The thousands of pictures we have taken capture only snippets of our journey of raising a family, watching our daughters fall in love with fine young men, and then experiencing the joy of being grandparents.  That is an entirely different story all its own.

I built a company and Mary Lou taught three generations of kids.  We had good times and bad.  We learned that married life is never perfect.   Those who suggest otherwise haven’t been married for forty years.  But married life is worth it, if you love the one you are with.

The story moves along and we find ourselves back where we started, just the two of us.  We have started a new and separate journey, clicking off the items on our combined bucket list.

We find ourselves at Auburn again, where we truly fell in love, and at Compass Lake were we have shared 50 years of combined memories.   We now indulge our joint passion of traveling the world, having visited 23 countries, with even more trips planned.

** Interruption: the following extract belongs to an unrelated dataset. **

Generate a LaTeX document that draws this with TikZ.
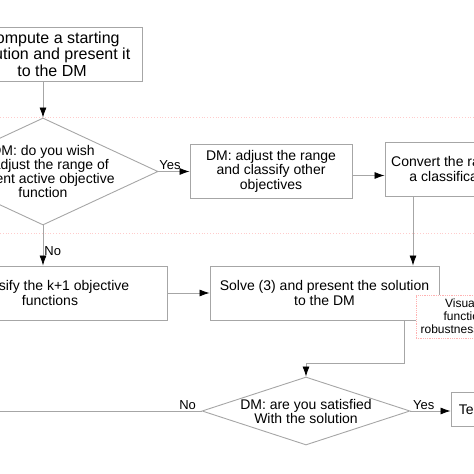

Perhaps all the coincidences of our life together have a simple answer.   Perhaps we were simply meant to be together.  If not, then I am thankful that we found each other in the 7th grade at Girard Junior High School.   I am thankful for the decade of friendship we shared before we discovered something else, something unexpected, unexplainable and yet tremendously wonderful.  Love.

With all the twists and turns, and unlikely coincidences of our lives, the story is simple.  It is a love story that endures all these decades later. 

We are not perfect people, or even perfect partners.  Instead, we are a married couple that has found a way to enjoy each other and live together in a way that has given us joy in the past and gives us something to look forward to in the future.   

Forty years of marriage to your best friend who happens to be the love of your life.  That is a story worth telling.